Task requirements:
Only the span from the line containing "Rebuild this chart" down to the line containing "0.641, 0.648, 0.654]" is to be printed, exactly and inclusively, with pictures omitted.

--- BEGIN Given data ---

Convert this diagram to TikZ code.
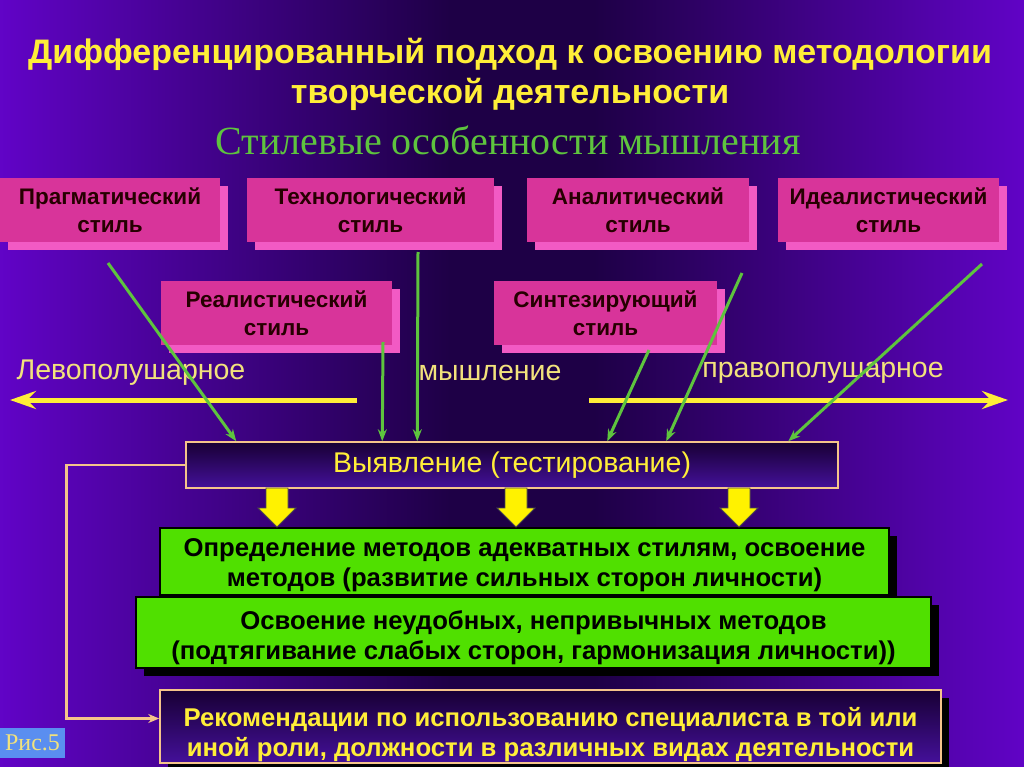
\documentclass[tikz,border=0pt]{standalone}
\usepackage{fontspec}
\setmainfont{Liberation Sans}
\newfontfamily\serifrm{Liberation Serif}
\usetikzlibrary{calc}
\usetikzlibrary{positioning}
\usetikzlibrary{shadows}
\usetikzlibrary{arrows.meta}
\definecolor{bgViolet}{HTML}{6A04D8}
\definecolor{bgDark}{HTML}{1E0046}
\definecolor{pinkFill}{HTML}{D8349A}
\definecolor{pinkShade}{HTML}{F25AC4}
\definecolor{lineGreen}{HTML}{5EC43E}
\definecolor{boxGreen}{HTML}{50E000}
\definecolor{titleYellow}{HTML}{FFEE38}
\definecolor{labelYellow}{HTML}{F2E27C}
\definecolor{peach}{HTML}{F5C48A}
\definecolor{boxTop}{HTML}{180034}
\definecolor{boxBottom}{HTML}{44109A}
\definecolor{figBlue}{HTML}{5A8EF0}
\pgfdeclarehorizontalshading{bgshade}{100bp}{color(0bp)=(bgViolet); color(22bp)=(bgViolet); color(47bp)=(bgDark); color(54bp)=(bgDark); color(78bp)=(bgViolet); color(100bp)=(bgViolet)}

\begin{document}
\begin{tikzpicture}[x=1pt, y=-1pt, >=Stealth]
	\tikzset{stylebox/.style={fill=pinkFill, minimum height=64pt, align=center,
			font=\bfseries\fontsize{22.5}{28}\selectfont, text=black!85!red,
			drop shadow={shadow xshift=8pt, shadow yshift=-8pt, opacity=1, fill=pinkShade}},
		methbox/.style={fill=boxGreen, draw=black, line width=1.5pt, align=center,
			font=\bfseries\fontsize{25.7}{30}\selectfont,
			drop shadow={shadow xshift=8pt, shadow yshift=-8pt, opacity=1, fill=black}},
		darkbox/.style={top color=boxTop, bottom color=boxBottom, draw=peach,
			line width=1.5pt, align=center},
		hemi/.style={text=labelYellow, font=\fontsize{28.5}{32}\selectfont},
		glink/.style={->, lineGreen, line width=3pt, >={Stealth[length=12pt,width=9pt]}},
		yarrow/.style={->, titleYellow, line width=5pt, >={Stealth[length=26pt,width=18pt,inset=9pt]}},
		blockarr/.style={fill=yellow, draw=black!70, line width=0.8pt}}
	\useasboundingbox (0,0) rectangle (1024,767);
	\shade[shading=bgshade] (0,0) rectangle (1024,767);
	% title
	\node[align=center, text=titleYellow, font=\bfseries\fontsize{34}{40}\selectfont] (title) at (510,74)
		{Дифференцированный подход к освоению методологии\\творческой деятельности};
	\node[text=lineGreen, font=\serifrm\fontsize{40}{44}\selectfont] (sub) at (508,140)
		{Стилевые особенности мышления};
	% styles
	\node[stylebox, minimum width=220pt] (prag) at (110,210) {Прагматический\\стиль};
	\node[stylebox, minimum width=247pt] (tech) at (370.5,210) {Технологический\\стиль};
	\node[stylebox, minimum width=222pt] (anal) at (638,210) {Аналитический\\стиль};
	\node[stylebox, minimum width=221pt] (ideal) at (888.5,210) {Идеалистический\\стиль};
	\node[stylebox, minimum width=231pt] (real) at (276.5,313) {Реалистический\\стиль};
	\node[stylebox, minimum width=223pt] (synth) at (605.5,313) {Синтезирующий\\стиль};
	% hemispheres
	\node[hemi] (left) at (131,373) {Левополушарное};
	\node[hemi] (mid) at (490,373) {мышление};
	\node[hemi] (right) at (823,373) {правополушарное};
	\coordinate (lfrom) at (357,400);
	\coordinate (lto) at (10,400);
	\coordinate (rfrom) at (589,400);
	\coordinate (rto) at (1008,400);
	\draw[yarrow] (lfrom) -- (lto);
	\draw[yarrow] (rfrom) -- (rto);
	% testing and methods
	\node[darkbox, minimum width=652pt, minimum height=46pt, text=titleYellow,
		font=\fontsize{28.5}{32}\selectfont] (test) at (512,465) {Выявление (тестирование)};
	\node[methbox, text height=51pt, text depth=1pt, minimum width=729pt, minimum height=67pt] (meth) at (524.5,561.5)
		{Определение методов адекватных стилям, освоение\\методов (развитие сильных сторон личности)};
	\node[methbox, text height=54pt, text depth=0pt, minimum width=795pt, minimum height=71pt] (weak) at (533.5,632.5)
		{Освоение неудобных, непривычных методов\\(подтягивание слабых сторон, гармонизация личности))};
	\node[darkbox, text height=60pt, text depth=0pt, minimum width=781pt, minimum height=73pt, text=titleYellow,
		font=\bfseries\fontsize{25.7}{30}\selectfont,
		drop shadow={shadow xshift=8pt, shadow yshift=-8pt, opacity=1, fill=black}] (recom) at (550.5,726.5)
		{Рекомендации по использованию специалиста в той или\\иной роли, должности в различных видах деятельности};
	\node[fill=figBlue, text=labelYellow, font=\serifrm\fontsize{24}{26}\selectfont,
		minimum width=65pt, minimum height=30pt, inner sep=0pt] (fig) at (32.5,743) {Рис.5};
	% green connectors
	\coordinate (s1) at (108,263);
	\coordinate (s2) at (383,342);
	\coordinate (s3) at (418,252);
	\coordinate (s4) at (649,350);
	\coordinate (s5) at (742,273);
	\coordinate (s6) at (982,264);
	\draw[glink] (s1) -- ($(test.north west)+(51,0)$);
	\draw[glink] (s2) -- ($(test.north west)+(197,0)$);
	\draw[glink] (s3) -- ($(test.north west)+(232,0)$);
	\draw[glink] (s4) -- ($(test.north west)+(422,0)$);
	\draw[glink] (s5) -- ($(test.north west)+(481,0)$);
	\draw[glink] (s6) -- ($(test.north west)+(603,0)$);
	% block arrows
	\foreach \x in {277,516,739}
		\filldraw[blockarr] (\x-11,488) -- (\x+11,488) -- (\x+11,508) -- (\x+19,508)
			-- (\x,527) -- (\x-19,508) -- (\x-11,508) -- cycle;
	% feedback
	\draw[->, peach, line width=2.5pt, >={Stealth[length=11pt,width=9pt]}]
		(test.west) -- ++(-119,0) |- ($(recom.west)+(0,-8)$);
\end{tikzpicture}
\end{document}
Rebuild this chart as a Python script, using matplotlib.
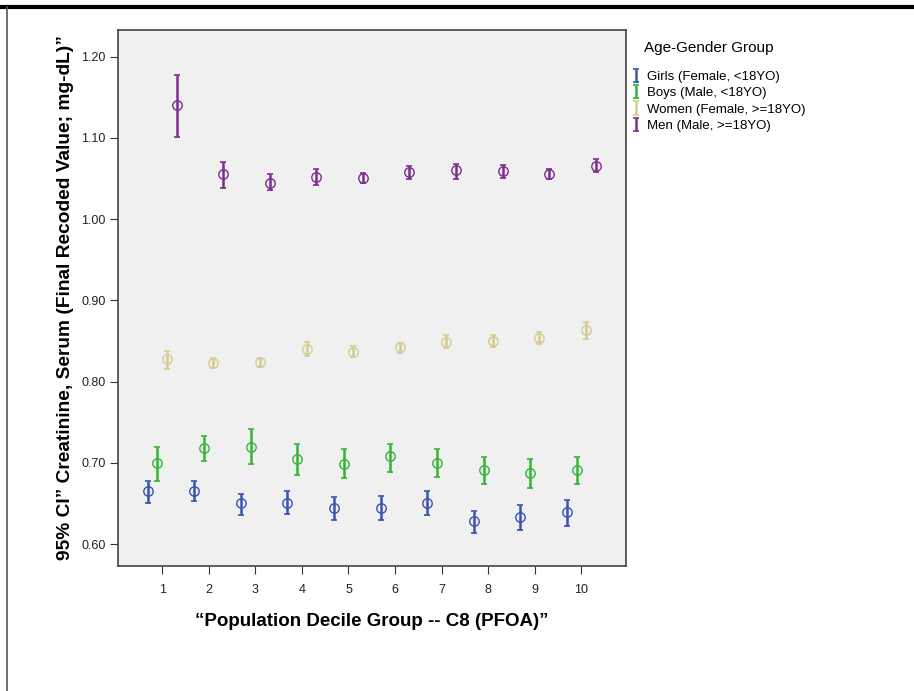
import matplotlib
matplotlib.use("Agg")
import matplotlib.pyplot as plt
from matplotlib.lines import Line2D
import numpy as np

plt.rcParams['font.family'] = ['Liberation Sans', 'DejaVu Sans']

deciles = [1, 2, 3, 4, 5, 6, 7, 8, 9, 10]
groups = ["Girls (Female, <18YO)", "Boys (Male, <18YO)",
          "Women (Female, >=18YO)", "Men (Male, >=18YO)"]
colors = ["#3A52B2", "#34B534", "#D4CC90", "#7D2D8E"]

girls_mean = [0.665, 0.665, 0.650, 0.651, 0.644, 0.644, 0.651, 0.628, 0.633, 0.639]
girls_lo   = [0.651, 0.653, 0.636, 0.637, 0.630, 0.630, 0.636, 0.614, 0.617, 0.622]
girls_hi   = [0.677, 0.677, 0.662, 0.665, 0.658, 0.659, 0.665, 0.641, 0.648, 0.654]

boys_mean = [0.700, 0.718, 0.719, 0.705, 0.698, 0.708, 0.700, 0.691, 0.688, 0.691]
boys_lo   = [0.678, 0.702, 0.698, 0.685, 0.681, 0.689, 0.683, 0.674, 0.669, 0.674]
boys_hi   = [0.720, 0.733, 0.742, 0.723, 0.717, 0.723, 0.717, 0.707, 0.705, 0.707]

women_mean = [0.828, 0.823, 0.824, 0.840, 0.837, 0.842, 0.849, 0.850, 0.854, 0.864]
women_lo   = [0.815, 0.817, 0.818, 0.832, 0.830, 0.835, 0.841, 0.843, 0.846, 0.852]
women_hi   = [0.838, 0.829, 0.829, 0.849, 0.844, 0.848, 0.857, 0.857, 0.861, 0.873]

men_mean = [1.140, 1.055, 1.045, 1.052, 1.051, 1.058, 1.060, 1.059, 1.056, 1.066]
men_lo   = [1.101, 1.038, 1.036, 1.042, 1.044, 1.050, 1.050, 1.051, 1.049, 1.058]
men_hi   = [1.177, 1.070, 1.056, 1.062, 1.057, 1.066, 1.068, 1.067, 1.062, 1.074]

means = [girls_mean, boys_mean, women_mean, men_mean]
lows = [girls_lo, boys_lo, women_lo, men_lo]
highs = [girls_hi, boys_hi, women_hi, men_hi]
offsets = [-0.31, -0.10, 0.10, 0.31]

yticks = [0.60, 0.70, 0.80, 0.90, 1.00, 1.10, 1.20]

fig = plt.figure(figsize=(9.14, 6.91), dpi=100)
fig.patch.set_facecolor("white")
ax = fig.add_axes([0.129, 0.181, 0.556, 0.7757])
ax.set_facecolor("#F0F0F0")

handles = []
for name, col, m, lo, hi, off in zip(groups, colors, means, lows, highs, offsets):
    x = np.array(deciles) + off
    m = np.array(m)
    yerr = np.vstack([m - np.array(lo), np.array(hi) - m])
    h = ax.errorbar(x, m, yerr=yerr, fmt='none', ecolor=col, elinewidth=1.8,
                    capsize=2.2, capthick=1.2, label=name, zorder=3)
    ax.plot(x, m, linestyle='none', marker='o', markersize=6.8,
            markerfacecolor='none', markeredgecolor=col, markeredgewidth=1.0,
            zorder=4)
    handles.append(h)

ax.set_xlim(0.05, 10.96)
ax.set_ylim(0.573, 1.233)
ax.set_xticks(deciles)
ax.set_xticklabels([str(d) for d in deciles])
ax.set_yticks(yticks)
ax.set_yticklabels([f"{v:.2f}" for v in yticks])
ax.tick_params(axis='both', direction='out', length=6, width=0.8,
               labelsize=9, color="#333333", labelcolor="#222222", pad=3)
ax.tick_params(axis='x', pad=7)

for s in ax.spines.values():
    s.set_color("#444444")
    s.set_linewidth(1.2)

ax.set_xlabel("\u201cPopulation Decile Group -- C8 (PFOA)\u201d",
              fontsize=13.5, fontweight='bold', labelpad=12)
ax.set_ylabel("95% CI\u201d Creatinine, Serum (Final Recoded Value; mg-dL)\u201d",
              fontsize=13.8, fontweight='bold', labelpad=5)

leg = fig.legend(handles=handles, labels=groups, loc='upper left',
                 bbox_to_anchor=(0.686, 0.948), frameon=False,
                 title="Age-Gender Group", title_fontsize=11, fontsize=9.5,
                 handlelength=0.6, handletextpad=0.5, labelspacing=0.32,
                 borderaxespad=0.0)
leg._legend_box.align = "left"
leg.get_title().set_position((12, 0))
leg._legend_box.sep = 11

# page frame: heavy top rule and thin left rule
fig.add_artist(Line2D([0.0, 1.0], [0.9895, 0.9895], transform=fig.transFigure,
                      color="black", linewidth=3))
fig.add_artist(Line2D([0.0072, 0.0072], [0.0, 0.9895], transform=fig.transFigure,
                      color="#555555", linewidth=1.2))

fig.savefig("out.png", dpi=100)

--- END Given data ---

Result for this exercise:
Rebuild this chart as a Python script, using matplotlib.
import matplotlib
matplotlib.use("Agg")
import matplotlib.pyplot as plt
from matplotlib.lines import Line2D
import numpy as np

plt.rcParams['font.family'] = ['Liberation Sans', 'DejaVu Sans']

deciles = [1, 2, 3, 4, 5, 6, 7, 8, 9, 10]
groups = ["Girls (Female, <18YO)", "Boys (Male, <18YO)",
          "Women (Female, >=18YO)", "Men (Male, >=18YO)"]
colors = ["#3A52B2", "#34B534", "#D4CC90", "#7D2D8E"]

girls_mean = [0.665, 0.665, 0.650, 0.651, 0.644, 0.644, 0.651, 0.628, 0.633, 0.639]
girls_lo   = [0.651, 0.653, 0.636, 0.637, 0.630, 0.630, 0.636, 0.614, 0.617, 0.622]
girls_hi   = [0.677, 0.677, 0.662, 0.665, 0.658, 0.659, 0.665, 0.641, 0.648, 0.654]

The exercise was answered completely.